Til Death Do Us Depart: Cold Feet in Trollope's _Can You Forgive Her?_

Can you be happy as a woman and not marry?  That is the question Trollope poses in Can You Forgive Her?  The answer is no.  Yes, Alice knows John Grey loves.  Yes, she knows he loves her. But nevertheless she cannot marry him.  Why? In part because because she misreads him. But this novel is no Pride and Prejudice. A woman can't marry and be happy either.  This novel is about marriage being death. Here is what the narrator says about Planty Pall, Gencora's husband, after he has decided to refuse the once in a lifetime offer he has sought his entire adulthood trying to obtain, namely the office of he Chancellor of the Exchequer, in order to save his marriage by taking his wife on a tour of Europe for a year:  "All his friends knew, or believed they knew, that he had left town.  His death and burial had been chronicled, and were he now  to reappear, he could reappear only as a ghost.
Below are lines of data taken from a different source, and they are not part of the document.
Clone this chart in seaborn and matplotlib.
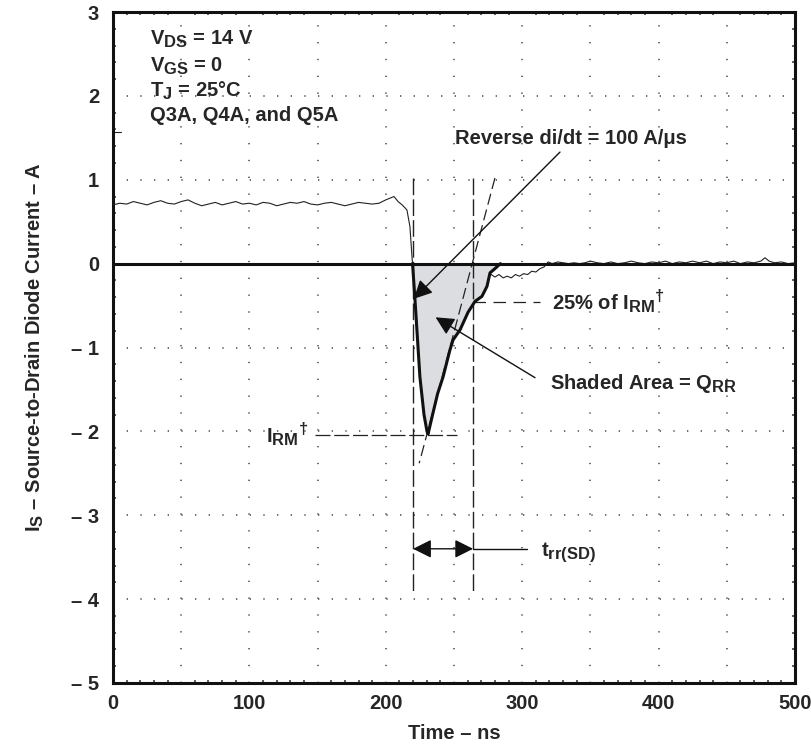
import numpy as np
import pandas as pd
import matplotlib
matplotlib.use("Agg")
import matplotlib.pyplot as plt
import seaborn as sns

try:
    import matplotlib._mathtext as _mt
    _mt.SHRINK_FACTOR = 0.82
except Exception:
    pass

# ---------------- data ----------------
# forward conduction part of the trace (thin, noisy)
t_fwd = [0, 5, 10, 15, 20, 25, 30, 35, 40, 45, 50, 55, 60, 65, 70, 75, 80, 85,
         90, 95, 100, 105, 110, 115, 120, 125, 130, 135, 140, 145, 150, 155,
         160, 165, 170, 175, 180, 185, 190, 195, 200, 203, 206, 209, 212,
         215.5, 217.7, 219.2, 219.6]
i_fwd = [0.70, 0.72, 0.71, 0.74, 0.72, 0.70, 0.73, 0.75, 0.72, 0.71, 0.74,
         0.76, 0.72, 0.69, 0.71, 0.73, 0.70, 0.72, 0.74, 0.71, 0.72, 0.70,
         0.73, 0.72, 0.69, 0.71, 0.73, 0.72, 0.74, 0.71, 0.70, 0.72, 0.73,
         0.71, 0.69, 0.71, 0.73, 0.72, 0.71, 0.72, 0.76, 0.78, 0.80, 0.74,
         0.70, 0.64, 0.44, 0.08, 0.0]

# reverse recovery part (thick outline of the shaded area)
t_rr = [219.6, 221.4, 225.0, 228.0, 230.2, 231.0, 234.6, 238.0, 242.0, 247.0,
        249.3, 254.4, 260.3, 265.4, 270.5, 274.2, 276.4, 280.0, 284.0]
i_rr = [0.0, -0.43, -1.35, -1.80, -2.00, -2.03, -1.78, -1.55, -1.35, -1.03,
        -0.91, -0.79, -0.58, -0.45, -0.39, -0.27, -0.11, -0.06, 0.0]

# tail of the trace after recovery (thin, noisy)
t_tail = [276.4, 280, 283, 286, 289, 292, 295, 298, 301, 304, 307, 310, 313,
          316, 319, 322, 326, 330, 334, 338, 342, 346, 350, 355, 360, 365,
          370, 375, 380, 385, 390, 395, 400, 405, 410, 415, 420, 425, 430,
          435, 440, 445, 450, 455, 460, 465, 470, 475, 478, 481, 485, 490,
          495, 500]
i_tail = [-0.12, -0.16, -0.13, -0.17, -0.15, -0.17, -0.13, -0.15, -0.12,
          -0.13, -0.09, -0.10, -0.06, -0.04, 0.02, 0.0, 0.02, 0.01, 0.0, 0.01,
          0.0, 0.01, 0.03, 0.01, 0.0, 0.02, 0.0, 0.01, 0.03, 0.01, 0.0, 0.02,
          0.01, 0.03, 0.0, 0.02, 0.01, 0.03, 0.01, 0.03, 0.0, 0.02, 0.01,
          0.03, 0.0, 0.02, 0.01, 0.03, 0.07, 0.03, 0.01, 0.02, 0.0, 0.01]

x_ticks = [0, 100, 200, 300, 400, 500]
y_ticks = [-5, -4, -3, -2, -1, 0, 1, 2, 3]
y_tick_labels = ["\u2013 5", "\u2013 4", "\u2013 3", "\u2013 2", "\u2013 1",
                 "0", "1", "2", "3"]

# construction values
i_rm = -2.04          # peak reverse current line
i_25 = -0.46          # 25 % of I_RM
t_start = 220         # start of t_rr
t_end = 264           # end of t_rr
didt_line_t = [280, 224.5]
didt_line_i = [1.02, -2.38]

# ---------------- style ----------------
sns.set_theme(style="white")
plt.rcParams["font.family"] = ["Liberation Sans", "DejaVu Sans"]
plt.rcParams["font.weight"] = "bold"
plt.rcParams["mathtext.fontset"] = "custom"
plt.rcParams["mathtext.rm"] = "Liberation Sans:bold"
plt.rcParams["mathtext.it"] = "Liberation Sans:bold"
plt.rcParams["mathtext.bf"] = "Liberation Sans:bold"
plt.rcParams["mathtext.default"] = "bf"

fig = plt.figure(figsize=(8.11, 7.44), dpi=100)
ax = fig.add_axes([113 / 811, 1 - 683 / 744, (795 - 113) / 811, (683 - 12) / 744])

fs = 14.5

# shaded area
ax.fill_between(t_rr, i_rr, 0, color="#dcdde0", lw=0, zorder=1)

# traces
df_fwd = pd.DataFrame({"t": t_fwd, "i": i_fwd})
df_rr = pd.DataFrame({"t": t_rr, "i": i_rr})
df_tail = pd.DataFrame({"t": t_tail, "i": i_tail})
sns.lineplot(data=df_fwd, x="t", y="i", ax=ax, color="#222222", lw=0.8,
             sort=False, estimator=None, zorder=3)
sns.lineplot(data=df_tail, x="t", y="i", ax=ax, color="#222222", lw=0.8,
             sort=False, estimator=None, zorder=3)
sns.lineplot(data=df_rr, x="t", y="i", ax=ax, color="#111111", lw=2.2,
             sort=False, estimator=None, zorder=4)

# zero line
ax.axhline(0, color="#111111", lw=2.2, zorder=3)

# ground marker at left edge
ax.plot([0, 6], [1.57, 1.57], color="#222222", lw=0.8)

# construction lines
dash = (0, (12, 3))
ax.plot([t_start, t_start], [1.02, -3.92], color="#222222", lw=1.0, ls=dash)
ax.plot([t_end, t_end], [1.02, -3.92], color="#222222", lw=1.0, ls=dash)
ax.plot(didt_line_t, didt_line_i, color="#222222", lw=0.9, ls=(0, (9, 4)))
ax.plot([148, 252], [i_rm, i_rm], color="#222222", lw=0.9, ls=(0, (12, 3)))
ax.plot([t_end, 313], [i_25, i_25], color="#222222", lw=0.9, ls=(0, (10, 6)))

# axes
ax.set_xlim(0, 500)
ax.set_ylim(-5, 3)
ax.set_xticks(np.arange(0, 501, 50))
ax.set_xticklabels([str(v) if v in x_ticks else "" for v in range(0, 501, 50)])
ax.set_yticks(y_ticks)
ax.set_yticklabels(y_tick_labels)
ax.set_xticks(np.arange(0, 501, 10), minor=True)
ax.set_yticks(np.arange(-5, 3.01, 0.2), minor=True)
ax.tick_params(which="major", length=0, labelsize=fs)
ax.tick_params(axis="x", which="major", pad=8)
ax.tick_params(axis="y", which="major", pad=10)
ax.tick_params(which="minor", direction="in", length=2.5, width=1.2,
               color="#444444", top=True, right=True, bottom=True, left=True)
for lab in ax.get_xticklabels() + ax.get_yticklabels():
    lab.set_fontweight("bold")

ax.xaxis.grid(True, color="#555555", lw=1.2, ls=(0, (0.8, 9.3)))
ax.yaxis.grid(True, color="#555555", lw=1.2, ls=(0, (0.8, 7.4)))
ax.set_axisbelow(True)

for s in ax.spines.values():
    s.set_linewidth(2.2)
    s.set_color("#111111")

ax.set_xlabel("Time \u2013 ns", fontsize=fs, fontweight="bold", labelpad=8)
ax.set_ylabel("I$_S$ \u2013 Source-to-Drain Diode Current \u2013 A",
              fontsize=fs, fontweight="bold", labelpad=18)

# condition text
cond = ["V$_{DS}$ = 14 V", "V$_{GS}$ = 0", "T$_J$ = 25\u00b0C",
        "Q3A, Q4A, and Q5A"]
for txt, yv in zip(cond, [2.61, 2.29, 1.99, 1.70]):
    ax.text(27, yv, txt, fontsize=fs, fontweight="bold", va="baseline",
            ha="left")

# annotations
arrow_kw = dict(arrowstyle="-|>", mutation_scale=28, lw=1.0, color="#111111",
                shrinkA=0, shrinkB=0)
ax.annotate("", xy=(220.5, -0.42), xytext=(327.7, 1.33), arrowprops=arrow_kw,
            zorder=6)
ax.text(250.7, 1.43, "Reverse di/dt = 100 A/\u03bcs", fontsize=fs,
        fontweight="bold", va="baseline", ha="left")

ax.annotate("", xy=(236.5, -0.64), xytext=(309.4, -1.36), arrowprops=arrow_kw,
            zorder=6)
ax.text(320.4, -1.50, "Shaded Area = Q$_{RR}$", fontsize=fs,
        fontweight="bold", va="baseline", ha="left")

ax.text(321.6, -0.55, "25% of I$_{RM}$$^{\u2020}$", fontsize=fs,
        fontweight="bold", va="baseline", ha="left")
ax.text(143, -2.13, "I$_{RM}$$^{\u2020}$", fontsize=fs, fontweight="bold",
        va="baseline", ha="right")

ax.annotate("", xy=(t_start, -3.40), xytext=(t_end, -3.40),
            arrowprops=dict(arrowstyle="<|-|>", mutation_scale=28, lw=1.0,
                            color="#111111", shrinkA=0, shrinkB=0))
ax.plot([t_end, 303.5], [-3.40, -3.40], color="#111111", lw=1.0)
ax.text(314, -3.50, "t$_{rr(SD)}$", fontsize=fs, fontweight="bold",
        va="baseline", ha="left")

fig.savefig("out.png", dpi=100)
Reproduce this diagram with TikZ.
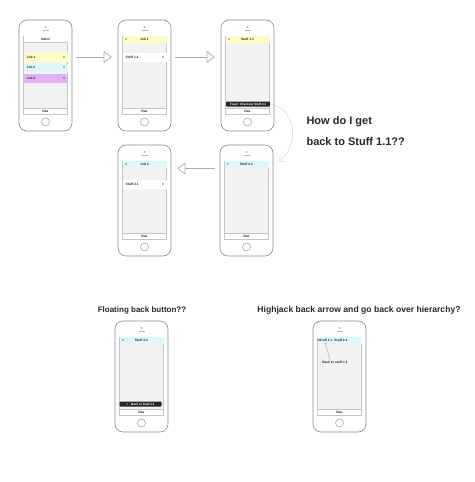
\documentclass[tikz,border=0pt]{standalone}
\usepackage{fontspec}
\setmainfont{Liberation Sans}
\usetikzlibrary{arrows.meta}

\definecolor{jobyellow}{HTML}{FFFCC4}
\definecolor{jobcyan}{HTML}{DDF8FB}
\definecolor{jobpurple}{HTML}{E2B2F3}
\definecolor{screengray}{HTML}{F2F2F2}
\definecolor{framegray}{HTML}{8A8A8A}
\definecolor{hintorange}{HTML}{F5CDB8}

\tikzset{
	phone/.style={draw=framegray, line width=0.6pt, rounded corners=8pt, minimum width=53pt, minimum height=111pt, inner sep=0pt, fill=white},
	screen/.style={draw=gray!45, line width=0.3pt, fill=screengray},
	small text/.style={font=\fontsize{3.3}{3.8}\selectfont\bfseries, inner sep=0.5pt, text=black!85},
	toast/.style={fill=black!85, text=white, rounded corners=0.8pt, minimum height=5pt, inner sep=0.5pt, font=\fontsize{3}{3.5}\selectfont\bfseries},
	flow/.style={draw=gray!65, line width=0.7pt, -{Triangle[open, length=8pt, width=12pt]}},
	headline/.style={font=\fontsize{8}{9.6}\selectfont\bfseries, text=black!85},
}

% phone frame: name, x, y of top left corner, screen content
\newcommand{\handset}[4]{%
	\begin{scope}[shift={(#2,#3)}]
		\node[phone] (#1) at (26.5,55.5) {};
		\fill[gray!80] (26.5,7) circle (0.8);
		\draw[gray!60, line width=0.4pt] (23.5,10.5) -- (29.5,10.5);
		\draw[screen] (4.5,16) rectangle (48.5,94);
		#4
		\draw[gray!45, line width=0.3pt, fill=white] (4.5,88) rectangle (48.5,94);
		\node[small text] at (26.5,91) {Nav};
		\draw[framegray, line width=0.4pt] (26.5,102) circle (4);
	\end{scope}}

% top bar with back chevron: colour, title
\newcommand{\topbar}[2]{%
	\fill[#1] (4.5,16) rectangle (48.5,22.5);
	\node[small text] at (26.5,19.3) {#2};
	\node[small text] at (8,19.3) {<};}

% list row: top y, colour, text
\newcommand{\listrow}[3]{%
	\fill[#2] (4.5,#1) rectangle (48.5,#1+8.5);
	\node[small text, anchor=west] at (7,#1+4.25) {#3};
	\node[small text] at (45,#1+4.25) {>};}

\begin{document}
\begin{tikzpicture}[x=1pt, y=-1pt]
	\useasboundingbox (0,0) rectangle (474,482);
	
	% Row 1
	\handset{p1}{19}{20}{%
		\fill[white] (4.5,16) rectangle (48.5,22.5);
		\draw[gray!40, line width=0.3pt] (4.5,22.5) -- (48.5,22.5);
		\node[small text] at (26.5,19.3) {Inbox};
		\listrow{33}{jobyellow}{Job 1}
		\listrow{43.5}{jobcyan}{Job 2}
		\listrow{54}{jobpurple}{Job 3}
	}
	\handset{p2}{118}{20}{%
		\topbar{jobyellow}{Job 1}
		\listrow{33}{white}{Stuff 1.1}
	}
	\handset{p3}{221}{20}{%
		\topbar{jobyellow}{Stuff 1.1}
		\node[toast, minimum width=44pt] (toast) at (27,84) {Toast: Checkout Stuff 2.1};
	}
	
	% Row 2
	\handset{p5}{118}{145}{%
		\topbar{jobcyan}{Job 2}
		\listrow{35}{white}{Stuff 2.1}
	}
	\handset{p4}{220}{145}{%
		\topbar{jobcyan}{Stuff 2.1}
	}
	
	% Row 3
	\handset{p6}{115}{321}{%
		\topbar{jobcyan}{Stuff 2.1}
		\node[toast, minimum width=42pt] (backbtn) at (25.5,83) {<\hspace{3pt}Back to Stuff 1.1};
	}
	\handset{p7}{313}{321}{%
		\fill[jobcyan] (4.5,16) rectangle (48.5,22.5);
		\node[small text] (oldtitle) at (12,19.3) {<Stuff 1.1};
		\node[small text] at (28,19.3) {Stuff 2.1};
		\node[small text] (backnote) at (22,41) {Back to stuff 1.1};
		\draw[gray!70, line width=0.4pt, -{Stealth[length=2.5pt]}] ([xshift=-5pt]backnote.north) -- (oldtitle.south);
	}
	
	% Flow arrows
	\draw[flow] ([xshift=4pt,yshift=18.5pt]p1.east) -- ([xshift=-6pt,yshift=18.5pt]p2.west);
	\draw[flow] ([xshift=4pt,yshift=18.5pt]p2.east) -- ([xshift=-6pt,yshift=18.5pt]p3.west);
	\draw[flow] ([xshift=-5pt,yshift=32pt]p4.west) -- ([xshift=6pt,yshift=32pt]p5.east);
	
	% Curved hint arrow
	\coordinate (hint) at (279,161);
	\draw[hintorange, line width=0.5pt, -{Straight Barb[length=4pt]}] (toast.east) .. controls (299,110) and (298,148) .. (hint);
	
	% Labels
	\node[font=\fontsize{11}{21}\selectfont\bfseries, text=black!85, align=left, anchor=west] (question) at (303,131.5) {How do I get\\back to Stuff 1.1??};
	\node[headline] (floatlabel) at (142,310) {Floating back button??};
	\node[headline, font=\fontsize{8.6}{10}\selectfont\bfseries] (hijacklabel) at (359,310) {Highjack back arrow and go back over hierarchy?};
\end{tikzpicture}
\end{document}
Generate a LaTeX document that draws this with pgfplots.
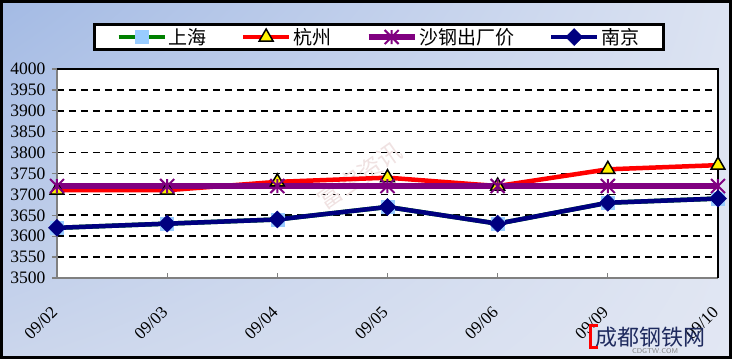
\documentclass[border=0pt]{standalone}
\usepackage{pgfplots}
\pgfplotsset{compat=1.18}
\usetikzlibrary{shadings}
\usepackage{fontspec}
\setmainfont{Liberation Serif}
\newfontfamily\tnr{Liberation Serif}
\newfontfamily\cjk{Noto Sans CJK SC}
\definecolor{bgUL}{HTML}{A3BAE4}
\definecolor{bgUR}{HTML}{DCE3F2}
\definecolor{bgLL}{HTML}{CBD6EC}
\definecolor{bgLR}{HTML}{E2E7F3}
\definecolor{shgreen}{HTML}{008000}
\definecolor{shblue}{HTML}{99CCFF}
\definecolor{sgpurple}{HTML}{800080}
\definecolor{njnavy}{HTML}{000080}
\definecolor{wm}{HTML}{F0E2E2}
\definecolor{logonavy}{HTML}{1E2A5E}
\pgfdeclareplotmark{xstar}{%
  \pgfpathmoveto{\pgfqpoint{-\pgfplotmarksize}{-\pgfplotmarksize}}%
  \pgfpathlineto{\pgfqpoint{\pgfplotmarksize}{\pgfplotmarksize}}%
  \pgfpathmoveto{\pgfqpoint{-\pgfplotmarksize}{\pgfplotmarksize}}%
  \pgfpathlineto{\pgfqpoint{\pgfplotmarksize}{-\pgfplotmarksize}}%
  \pgfpathmoveto{\pgfqpoint{0pt}{-\pgfplotmarksize}}%
  \pgfpathlineto{\pgfqpoint{0pt}{\pgfplotmarksize}}%
  \pgfusepathqstroke}
\begin{document}
\begin{tikzpicture}
\useasboundingbox (0pt,0pt) rectangle (732pt,359pt);
\shade[upper left=bgUL, upper right=bgUR, lower left=bgLL, lower right=bgLR] (0pt,0pt) rectangle (732pt,359pt);
\draw[black, line width=3pt] (1.5pt,1.5pt) rectangle (730.5pt,357.5pt);
\begin{axis}[
  at={(57pt,81pt)}, anchor=south west, scale only axis,
  width=661pt, height=209pt,
  xmin=0, xmax=6, ymin=3500, ymax=4000,
  xtick={0,1,2,3,4,5,6},
  xticklabels={09/02,09/03,09/04,09/05,09/06,09/09,09/10},
  ytick={3500,3550,3600,3650,3700,3750,3800,3850,3900,3950,4000},
  axis background/.style={fill=white},
  axis line style={draw=none},
  clip=false,
  ymajorgrids,
  grid style={black, line width=1.6pt, dash pattern=on 7pt off 5pt},
  tick pos=left, tick align=outside, major tick length=5pt,
  tick style={draw=gray, line width=1.3pt},
  xtick style={yshift=5pt},
  /pgf/number format/assume math mode=true,
  /pgf/number format/1000 sep={},
  yticklabel={\tnr\pgfmathprintnumber{\tick}},
  yticklabel style={font=\tnr\fontsize{17.5}{17.5}\selectfont, xshift=-3pt},
  xticklabel style={font=\tnr\fontsize{17}{17}\selectfont, rotate=45, anchor=east},
  xticklabel shift=24pt,
  legend columns=4,
  legend cell align=left,
  legend style={at={(0.487,1.153)}, anchor=center, draw=black, line width=3pt, fill=white,
    font=\cjk\fontsize{19}{19}\selectfont, inner xsep=22pt, inner ysep=2pt,
    /tikz/every even column/.append style={column sep=32pt}},
  legend image code/.code={\draw[mark repeat=2, mark phase=2] plot coordinates {(0pt,0pt) (23pt,0pt) (46pt,0pt)};},
]
\node[font=\cjk\fontsize{24}{24}\selectfont, text=wm, rotate=35] at (axis cs:2.75,3745) {富宝资讯};
\draw[gray, line width=2pt] (rel axis cs:0,1) -- (rel axis cs:0,0) -- (rel axis cs:1,0);
\draw[black, line width=2pt] (rel axis cs:0,1) -- (rel axis cs:1,1) -- (rel axis cs:1,0);

\addplot[color=shgreen, line width=4.5pt, mark=square*, mark size=6.5pt,
  mark options={fill=shblue, draw=shblue, line width=0.5pt}]
  coordinates {(0,3620) (1,3630) (2,3640) (3,3670) (4,3630) (5,3680) (6,3690)};
\addlegendentry{上海}
\addplot[color=red, line width=4.5pt, mark=triangle*, mark size=8pt,
  mark options={fill=yellow, draw=black, line width=1.5pt}]
  coordinates {(0,3710) (1,3710) (2,3730) (3,3740) (4,3720) (5,3760) (6,3770)};
\addlegendentry{杭州}
\addplot[color=sgpurple, line width=6.5pt, mark=xstar, mark size=7pt,
  mark options={line width=2pt}]
  coordinates {(0,3720) (1,3720) (2,3720) (3,3720) (4,3720) (5,3720) (6,3720)};
\addlegendentry{沙钢出厂价}
\addplot[color=njnavy, line width=4.5pt, mark=square*, mark size=6pt,
  mark options={fill=njnavy, draw=njnavy, line width=0.5pt, rotate=45}]
  coordinates {(0,3620) (1,3630) (2,3640) (3,3670) (4,3630) (5,3680) (6,3690)};
\addlegendentry{南京}
\end{axis}
\node[font=\cjk\fontsize{22}{22}\selectfont, text=logonavy] at (650pt,22pt) {成都钢铁网};
\node[font=\sffamily\fontsize{7}{7}\selectfont, text=gray] at (655pt,8pt) {CDGTW.COM};
\draw[red, line width=3pt] (598pt,11pt) -- (590pt,11pt) -- (590pt,33pt) -- (598pt,33pt);
\end{tikzpicture}
\end{document}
He was being talked of as the departed one;--or rather, such talk on all sides had now come nearly to an end." p. 561  Glencora wants to leave her husband because she cannot give him an heir.  When John Grey finally gets Alice to accept his proposal, she does so in a graveyard.  In my view of the novel, a woman who doesn't marry, like a woman who does, already has one foot in the grave.  The central scene of the novel occurs when Alice go for a walk in the ruins near Matching, her home, and Glencora keeps them out to long.  They come home with cold feet, and Planty blames Alice.  The scene is mentioned again and again in the novel, even near the very end. "Cold" iS used again and again. Planty gives Glencora a "cold kiss." A dead husband is buried in the "cold sod." Funny when you think of it. Trollope's The Warden is missing its second volume. The heroine who gets married in a narrative rush at the end is already a widow at the beginning of Barchester Towers. The story of their seemingly happy marriage is never told. Trollope seems to be even more anti-marriage than Hardy. Who'd have thought?  

1 comment:

Richard Burt said...

I cannot decide whether the novel becomes worse because Trollope gets lazy--he relies on the same formulas far too often. "X ___fill in verb--; (repeat same syntactic structure three to ten times); then but in an advertise closer, like "but," followed by a brief independent clause--or because Trollope is ruining his own novel. It is ruined as if by design. There is a kind of pattern in its repetitions. The distance between a pattern and its repetition gets shorter and shorter. The novel is all about ruin.